Classic Holiday Wine and Food Pairings
The silly season is upon us. Corporate events, shopping, travelling, baking, parties and family visits are going to keep everyone busy. If you’ve been charged with cooking the festive feast, the pressure is really on. And since Christmas dinner is the most important home-cooked meal of the year you may as well ensure the wine served alongside it is going to do your hard work justice.
So, what wine will match your favourite food pairing for the holidays? The Tasting Class has tested six wines with some of our favourite holiday dishes. While we’re suggesting a shining star of a pairing for each key dish being served, please bear in mind that most of these wines will work generally quite well across the full meal… except the port… save that for cheese and dessert.
Turkey Breast and American Zinfandel
The Zinfandel grape thrives in California. These red wines have ripe, jammy, and dried fruit characters with notes of cedar and spice. Hmm… that sounds a lot like we just described cranberry sauce, turkey breasts’ best friend, doesn’t it?
These wines are bold and full-bodied, but they tend to have gentle tannins that don’t dry and pucker your mouth. The soft tannins are very important to this food pairing because turkey can be dry and you don’t want harsh tannins that can exasperate that.
Turkey Thigh & Stuffing
Pinot Noir is the classic pairing for duck, so it’s a natural stretch to try it with another dark meat foul, such as turkey leg. Pinot Noir is also the go-to wine pairing for mushrooms, which happen to be a key ingredient to the New England stuffing.

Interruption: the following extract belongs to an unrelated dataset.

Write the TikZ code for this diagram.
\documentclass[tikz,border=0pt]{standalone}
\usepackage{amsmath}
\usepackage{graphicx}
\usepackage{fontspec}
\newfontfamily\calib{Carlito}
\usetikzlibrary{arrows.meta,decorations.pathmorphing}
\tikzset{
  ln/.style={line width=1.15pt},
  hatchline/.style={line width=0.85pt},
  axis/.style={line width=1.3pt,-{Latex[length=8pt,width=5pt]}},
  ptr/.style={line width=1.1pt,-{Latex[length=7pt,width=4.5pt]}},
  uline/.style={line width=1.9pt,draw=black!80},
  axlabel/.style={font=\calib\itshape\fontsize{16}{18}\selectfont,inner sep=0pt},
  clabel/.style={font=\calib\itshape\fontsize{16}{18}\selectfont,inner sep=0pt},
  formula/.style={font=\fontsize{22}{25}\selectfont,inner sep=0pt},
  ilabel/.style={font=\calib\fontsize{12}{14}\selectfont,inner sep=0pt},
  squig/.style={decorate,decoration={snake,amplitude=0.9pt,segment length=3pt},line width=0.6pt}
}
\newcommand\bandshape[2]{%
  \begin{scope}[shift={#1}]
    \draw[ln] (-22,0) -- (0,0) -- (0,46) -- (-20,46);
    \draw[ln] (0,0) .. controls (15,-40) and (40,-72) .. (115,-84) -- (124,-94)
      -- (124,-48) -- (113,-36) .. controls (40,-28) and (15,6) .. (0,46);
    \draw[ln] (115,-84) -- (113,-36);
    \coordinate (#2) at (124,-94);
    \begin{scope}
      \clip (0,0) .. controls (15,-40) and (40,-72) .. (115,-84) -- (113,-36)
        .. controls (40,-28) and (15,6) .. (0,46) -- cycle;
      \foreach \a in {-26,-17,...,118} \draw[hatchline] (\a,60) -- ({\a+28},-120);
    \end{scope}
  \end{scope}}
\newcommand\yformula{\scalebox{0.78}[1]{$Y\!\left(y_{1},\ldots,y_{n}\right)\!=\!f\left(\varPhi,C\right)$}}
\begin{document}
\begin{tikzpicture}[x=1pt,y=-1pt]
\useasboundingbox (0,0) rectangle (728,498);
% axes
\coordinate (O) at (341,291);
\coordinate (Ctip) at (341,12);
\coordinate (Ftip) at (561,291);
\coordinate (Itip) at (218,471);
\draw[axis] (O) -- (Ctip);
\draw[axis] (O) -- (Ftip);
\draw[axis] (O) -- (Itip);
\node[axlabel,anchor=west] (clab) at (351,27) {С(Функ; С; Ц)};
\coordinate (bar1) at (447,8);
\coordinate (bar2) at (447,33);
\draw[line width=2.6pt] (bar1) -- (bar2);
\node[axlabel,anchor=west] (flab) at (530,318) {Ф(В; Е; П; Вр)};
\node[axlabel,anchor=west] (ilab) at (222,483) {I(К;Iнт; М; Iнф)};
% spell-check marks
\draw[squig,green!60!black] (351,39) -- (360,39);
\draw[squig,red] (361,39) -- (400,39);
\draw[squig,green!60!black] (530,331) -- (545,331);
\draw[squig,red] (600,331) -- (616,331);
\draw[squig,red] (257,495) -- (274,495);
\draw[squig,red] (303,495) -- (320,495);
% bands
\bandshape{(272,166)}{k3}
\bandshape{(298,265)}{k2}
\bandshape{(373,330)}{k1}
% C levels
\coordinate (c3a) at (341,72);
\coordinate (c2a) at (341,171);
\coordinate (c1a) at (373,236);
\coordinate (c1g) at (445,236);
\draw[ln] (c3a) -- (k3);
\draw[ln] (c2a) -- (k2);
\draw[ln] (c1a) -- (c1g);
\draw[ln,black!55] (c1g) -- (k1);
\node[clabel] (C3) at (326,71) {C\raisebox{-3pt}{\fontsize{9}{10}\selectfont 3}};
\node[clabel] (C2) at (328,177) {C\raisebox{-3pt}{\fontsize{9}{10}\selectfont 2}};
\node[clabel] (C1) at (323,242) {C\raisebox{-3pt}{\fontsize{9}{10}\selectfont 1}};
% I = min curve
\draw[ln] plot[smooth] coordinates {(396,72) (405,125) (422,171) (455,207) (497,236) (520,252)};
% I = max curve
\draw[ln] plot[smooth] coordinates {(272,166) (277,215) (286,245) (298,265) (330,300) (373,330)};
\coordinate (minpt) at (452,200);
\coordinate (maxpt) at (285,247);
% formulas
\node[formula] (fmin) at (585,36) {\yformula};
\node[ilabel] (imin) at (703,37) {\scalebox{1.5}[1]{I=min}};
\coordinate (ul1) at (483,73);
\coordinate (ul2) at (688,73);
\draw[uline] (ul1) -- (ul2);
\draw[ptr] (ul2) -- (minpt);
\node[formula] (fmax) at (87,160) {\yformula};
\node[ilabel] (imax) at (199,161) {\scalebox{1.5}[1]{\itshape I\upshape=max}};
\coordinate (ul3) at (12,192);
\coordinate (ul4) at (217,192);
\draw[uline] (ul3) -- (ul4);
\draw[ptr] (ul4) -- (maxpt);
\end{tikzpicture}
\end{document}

See where we’re are going here?
We’ve been enjoying the value proposition of Erath Pinot Noir from Oregon, available from MMI and Al Hamra Cellars for approx. 150 AED.
Glazed Ham with an Off-Riesling
Pork and fruit are friends. Pork chops and applesauce, Hawaiian pizza with ham and pineapple, prosciutto-wrapped cantaloupe and bacon and banana French toast are some classic examples. So it makes sense to pair pork with a fruity wine; a subtly sweet wine even. If you’re not a fan of sweet wines don’t run for the hills yet. The very salty ham, extremely high acid of Riesling, and a touch of sweetness in the wine all balance one another out and bring out the more subtle characters of both wine and ham.

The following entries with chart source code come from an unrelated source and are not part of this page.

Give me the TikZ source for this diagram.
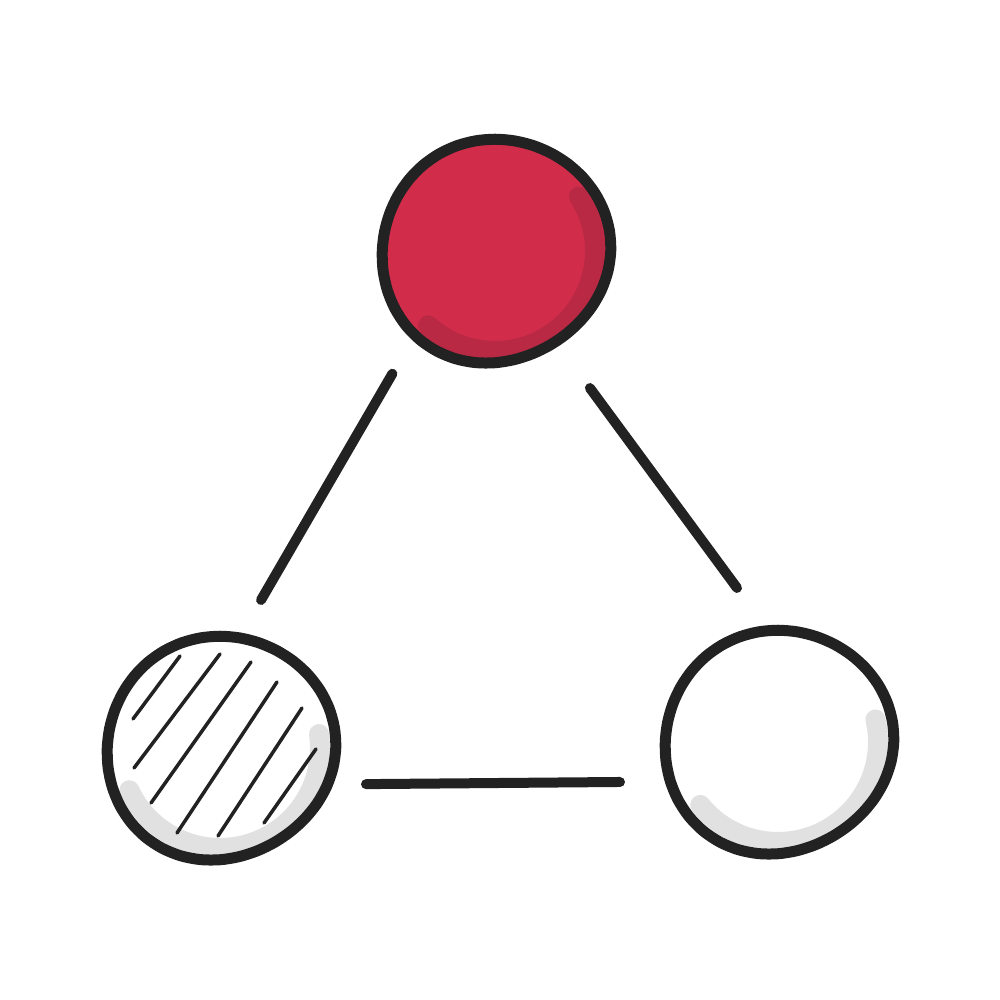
\documentclass[tikz,border=0pt]{standalone}
\usetikzlibrary{calc}
\definecolor{ink}{HTML}{222222}
\definecolor{redfill}{HTML}{D22C4B}
\definecolor{redshade}{HTML}{B92944}
\definecolor{grayshade}{HTML}{E1E1E1}
\tikzset{
  outline/.style={draw=ink, line width=11pt},
  shade band/.style={line width=20pt, line cap=round},
  hatchline/.style={draw=ink, line width=3.5pt, line cap=round},
  connector/.style={draw=ink, line width=10pt, line cap=round},
}
\newcommand{\wobblycircle}[4]{% center x, center y, radius, style
  \path[#4] plot[smooth cycle, variable=\t, samples=36, domain=0:350]
    ({#1+(#3+2.5*sin(2*\t+30)+1.5*cos(3*\t))*cos(\t)},
     {#2+(#3+2.5*sin(2*\t+30)+1.5*cos(3*\t))*sin(\t)});
}
\begin{document}
\begin{tikzpicture}[x=1pt,y=1pt]
\path[use as bounding box, fill=white] (0,0) rectangle (1000,1000);

% centres
\coordinate (red) at (495,749);
\coordinate (hatch) at (220,252);
\coordinate (white) at (778,258);

% red circle
\wobblycircle{495}{749}{113}{fill=redfill}
\draw[redshade, shade band] ($(red)+(228:100)$) arc[start angle=228, end angle=393, radius=100];
\wobblycircle{495}{749}{113}{outline}

% hatched circle
\wobblycircle{220}{252}{113}{fill=white}
\draw[grayshade, shade band] ($(hatch)+(205:100)$) arc[start angle=205, end angle=368, radius=100];
\draw[hatchline] (133,281) -- (180,344);
\draw[hatchline] (134,232) -- (220,346);
\draw[hatchline] (151,197) -- (251,338);
\draw[hatchline] (177,167) -- (277,318);
\draw[hatchline] (218,164) -- (302,292);
\draw[hatchline] (264,177) -- (316,251);
\wobblycircle{220}{252}{113}{outline}

% white circle
\wobblycircle{778}{258}{113}{fill=white}
\draw[grayshade, shade band] ($(white)+(219:100)$) arc[start angle=219, end angle=373, radius=100];
\wobblycircle{778}{258}{113}{outline}

% connectors
\draw[connector] ($(red)+(230.1:160)$) -- ($(hatch)+(74.5:153.6)$);
\draw[connector] ($(red)+(304.7:166.7)$) -- ($(white)+(104.9:159.4)$);
\draw[connector] ($(hatch)+(346.1:150.4)$) -- ($(white)+(194.2:163)$);
\end{tikzpicture}
\end{document}
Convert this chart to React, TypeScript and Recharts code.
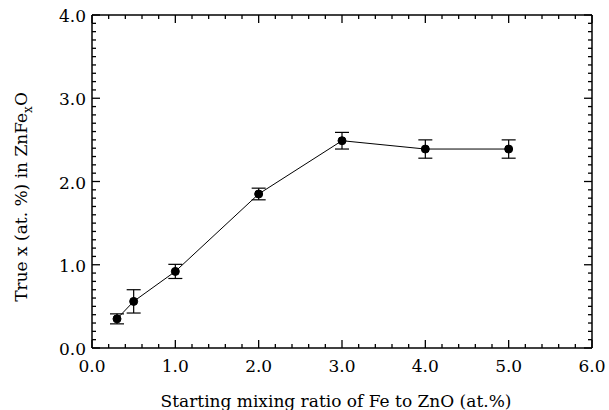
import React from 'react';
import { ComposedChart, Line, XAxis, YAxis, ErrorBar } from 'recharts';

// Data
const mixingRatio = [0.3, 0.5, 1.0, 2.0, 3.0, 4.0, 5.0];
const trueX = [0.35, 0.56, 0.92, 1.85, 2.49, 2.39, 2.39];
const trueXError = [0.06, 0.14, 0.085, 0.07, 0.1, 0.11, 0.11];

const xMajorLabels = ['0.0', '1.0', '2.0', '3.0', '4.0', '5.0', '6.0'];
const yMajorLabels = ['0.0', '1.0', '2.0', '3.0', '4.0'];

const xTicks = Array.from({ length: 31 }, (_, i) => Math.round(i * 2) / 10);
const yTicks = Array.from({ length: 41 }, (_, i) => i / 10);

const data = mixingRatio.map((x, i) => ({ x, y: trueX[i], err: trueXError[i] }));

const FONT = "'DejaVu Serif', 'Liberation Serif', serif";
const MAJOR = 8;
const MINOR = 4;

const isMajor = (v: number) => Math.abs(v - Math.round(v)) < 1e-6;

const textStyle = { fontFamily: FONT, fontSize: 17, fill: '#000' };

const BottomTick = (props: any) => {
  const { x, y, payload } = props;
  const v = payload.value;
  const major = isMajor(v);
  return (
    <g>
      <line x1={x} x2={x} y1={y} y2={y - (major ? MAJOR : MINOR)} stroke="#000" strokeWidth={1.3} />
      {major && (
        <text x={x} y={y + 24} textAnchor="middle" style={textStyle}>
          {xMajorLabels[Math.round(v)]}
        </text>
      )}
    </g>
  );
};

const TopTick = (props: any) => {
  const { x, y, payload } = props;
  const major = isMajor(payload.value);
  return <line x1={x} x2={x} y1={y} y2={y + (major ? MAJOR : MINOR)} stroke="#000" strokeWidth={1.3} />;
};

const LeftTick = (props: any) => {
  const { x, y, payload } = props;
  const v = payload.value;
  const major = isMajor(v);
  return (
    <g>
      <line x1={x} x2={x + (major ? MAJOR : MINOR)} y1={y} y2={y} stroke="#000" strokeWidth={1.3} />
      {major && (
        <text x={x - 6} y={y + 7} textAnchor="end" style={textStyle}>
          {yMajorLabels[Math.round(v)]}
        </text>
      )}
    </g>
  );
};

const RightTick = (props: any) => {
  const { x, y, payload } = props;
  const major = isMajor(payload.value);
  return <line x1={x} x2={x - (major ? MAJOR : MINOR)} y1={y} y2={y} stroke="#000" strokeWidth={1.3} />;
};

const XLabel = () => (
  <text x={336} y={407} textAnchor="middle" style={textStyle}>
    Starting mixing ratio of Fe to ZnO (at.%)
  </text>
);

const YLabel = () => (
  <text x={-197} y={27} transform="rotate(-90)" textAnchor="middle" style={textStyle}>
    True x (at. %) in ZnFe
    <tspan dy={5} fontSize={12}>x</tspan>
    <tspan dy={-5}>O</tspan>
  </text>
);

export default function App() {
  return (
    <div style={{ position: 'absolute', left: 0, top: 0, background: '#fff' }}>
      <ComposedChart
        width={609}
        height={410}
        data={data}
        margin={{ top: 14, right: 16, bottom: 0, left: 0 }}
      >
        <XAxis
          dataKey="x"
          type="number"
          domain={[0, 6]}
          ticks={xTicks}
          interval={0}
          height={62}
          tickLine={false}
          tickSize={0}
          tickMargin={0}
          tick={<BottomTick />}
          axisLine={{ stroke: '#000', strokeWidth: 1.5 }}
          allowDataOverflow
          label={{ content: <XLabel /> }}
        />
        <XAxis
          xAxisId="top"
          orientation="top"
          dataKey="x"
          type="number"
          domain={[0, 6]}
          ticks={xTicks}
          interval={0}
          height={1}
          tickLine={false}
          tickSize={0}
          tickMargin={0}
          tick={<TopTick />}
          axisLine={{ stroke: '#000', strokeWidth: 1.5 }}
          allowDataOverflow
        />
        <YAxis
          type="number"
          domain={[0, 4]}
          ticks={yTicks}
          interval={0}
          width={92}
          tickLine={false}
          tickSize={0}
          tickMargin={0}
          tick={<LeftTick />}
          axisLine={{ stroke: '#000', strokeWidth: 1.5 }}
          allowDataOverflow
          label={{ content: <YLabel /> }}
        />
        <YAxis
          yAxisId="right"
          orientation="right"
          type="number"
          domain={[0, 4]}
          ticks={yTicks}
          interval={0}
          width={1}
          tickLine={false}
          tickSize={0}
          tickMargin={0}
          tick={<RightTick />}
          axisLine={{ stroke: '#000', strokeWidth: 1.5 }}
          allowDataOverflow
        />
        <Line
          xAxisId="top"
          yAxisId="right"
          type="linear"
          dataKey="y"
          stroke="none"
          dot={false}
          activeDot={false}
          legendType="none"
          isAnimationActive={false}
        />
        <Line
          type="linear"
          dataKey="y"
          stroke="#000"
          strokeWidth={1}
          dot={{ r: 4, fill: '#000', stroke: '#000', strokeWidth: 1 }}
          isAnimationActive={false}
        >
          <ErrorBar dataKey="err" width={7} stroke="#000" strokeWidth={1.2} direction="y" />
        </Line>
      </ComposedChart>
    </div>
  );
}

We tried the Loosen Dr. L Riesling which is about AED 100 from African + Eastern and The Cellars in Fujairah and RAK.
Potatoes with Full-Bodied Chardonnay
You may say that potatoes aren’t the main event of the dinner, but a dare you to reveal the ratio of potatoes you pile on your plate compared to other dishes. Whether you roast yours in goose fat or mash them with plenty of cream or butter the definitely deserve their own wine pairing.
The majority of Chardonnays on the market have been through a process that changes some of the very tangy acids into lactic acid, the same acid that is in milk; giving aromas and flavours of butter. The creamy characters of both dish and wine are enhanced when enjoyed together, creating a sweet creamy sensation.
We’re fans of the Bonterra Chardonnay, a biodynamic wine, from California. You can find it at MMI, Barracuda and Al Hamra Cellars for about 120 AED per bottle.
Roast Pumpkin or Sweet Potato and Gewürztraminer
This dish, with its sweet and savoury characters, can be a tricky one to pair. It’s quite a rich and aromatic dish so it stands up to very perfumed white wine. Also, because there is sweetness in the dish, we weren’t afraid to introduce a touch of sugar with the wine. The natural sugar in this roast pumpkin can make a wine taste sour, but by pairing a wine that is slightly sweeter the fruitiness of the wine is highlighted, not the acid, and the savoury notes of the pumpkin to shine, not its sugar.
The grape variety Gewürztraminer has tropical characters like lychee and ginger. When you consider the popularity of pumpkin and ginger Thai seasoned soups this match is already tried and tested.
We tested the Hugel Gewurztraminer for approx. and available from AED 160 from Dubai Duty-Free, African + Eastern and The Cellars.
Christmas Cake, Stollen or Panettone and Port
These seasonal cakes and sweet breads are stuffed with dried fruit, nuts, spices. Port is high-quality sweet wine from Portugal. Look for the words Ruby or Late Bottle Vintage on the label to ensure you get one loaded Chrismassy flavours of prune, dried fig and clove.
When we tried the Port with the stollen it intensified the cinnamon and clove in the bread, and the aromas of sugar plums danced in our heads.
We tried the Cockburns Late Bottle Vintage Port 2008, AED 170 from MMI and Al Hamra Cellars. It’s also incredibly versatile wine pairing with a cheese plate.
On Christmas these dishes will be enjoyed in a heaping pile on your plate, not in neatly sectioned wine pairings, so the team of tasters took a vote on the best all-around wine with the meal. The winner was the ever-versatile Pinot Noir. Second place went to the fruity, refreshing and lower alcohol option of off-dry Riesling.